Failure to Raise Fraudulent Inducement
The court discussed the concept of fraudulent inducement, noting that while an "as is" agreement generally precludes a buyer from recovering damages based on the seller's representations, it could be set aside if the buyer could prove they were fraudulently induced into entering the agreement. However, the court pointed out that McDougal and MP did not raise the issue of fraudulent inducement in their response to the summary judgment motion; instead, they failed to mention the "as is" agreement or any claims of fraudulent inducement at all. This omission was significant because the court required that any counter-defense to the summary judgment be clearly articulated in the response. The court reiterated that a non-movant must provide written notice of any issues they contend should defeat the summary judgment motion to ensure that the trial court is adequately apprised of the arguments at hand. Since McDougal and MP did not assert fraudulent inducement in their response, the court concluded that this argument could not be considered on appeal, effectively barring them from claiming they were misled by Stevens’ representations. Thus, the court maintained that their failure to raise this issue at the appropriate time contributed to the affirmation of the summary judgment.
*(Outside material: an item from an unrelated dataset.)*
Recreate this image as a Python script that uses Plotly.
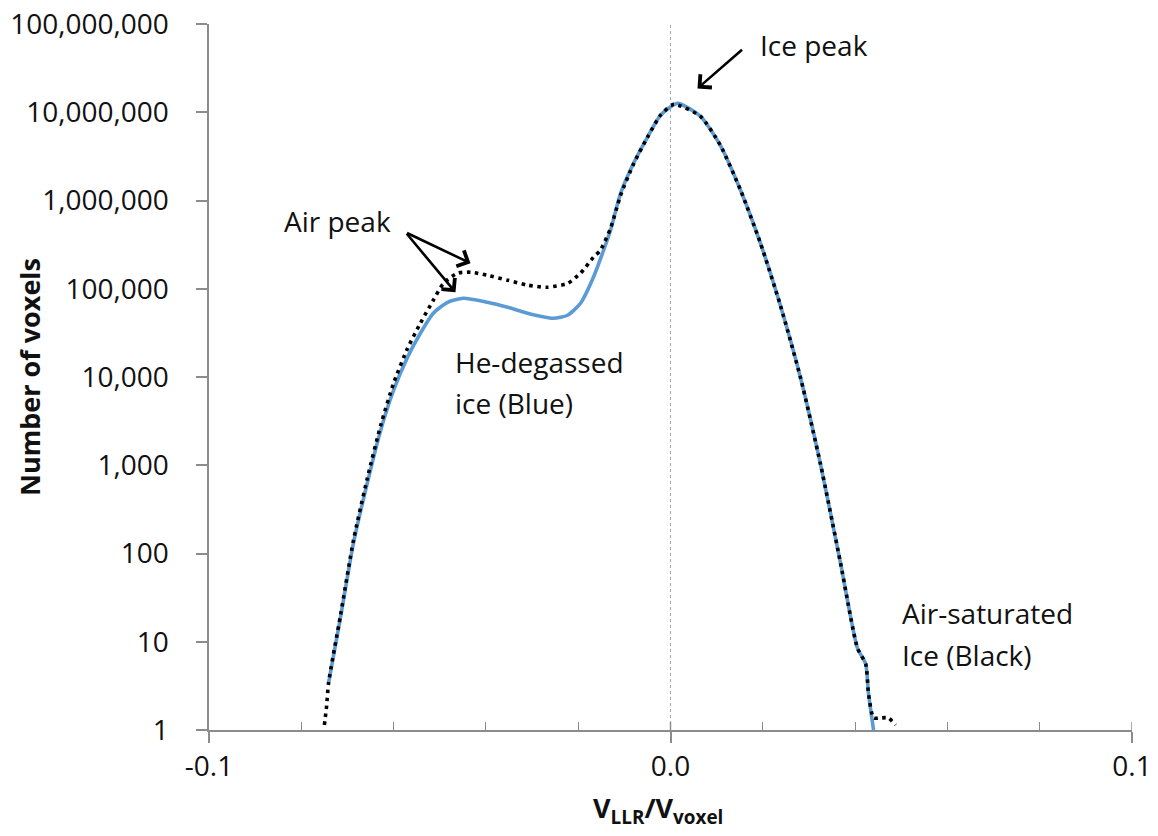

Conclusion on Summary Judgment
In concluding its analysis, the court affirmed the trial court's decision to grant summary judgment in favor of Stevens. The court held that the claims brought by McDougal and MP were effectively barred by the enforceable "as is" agreement, which negated the necessary causation element for their claims of fraud, negligent misrepresentation, and violations of the Deceptive Trade Practices Act. Since Stevens met his initial burden of establishing that he was entitled to judgment as a matter of law, the burden then shifted to McDougal and MP to present any valid defenses or evidence to contest this entitlement. Their failure to do so, particularly regarding the "as is" agreement and the lack of mention of fraudulent inducement, led the court to conclude that McDougal and MP did not provide adequate evidence or arguments to counter Stevens’ claims. Therefore, the appellate court found no basis to reverse the trial court's ruling, resulting in an affirmation of the summary judgment against McDougal and MP.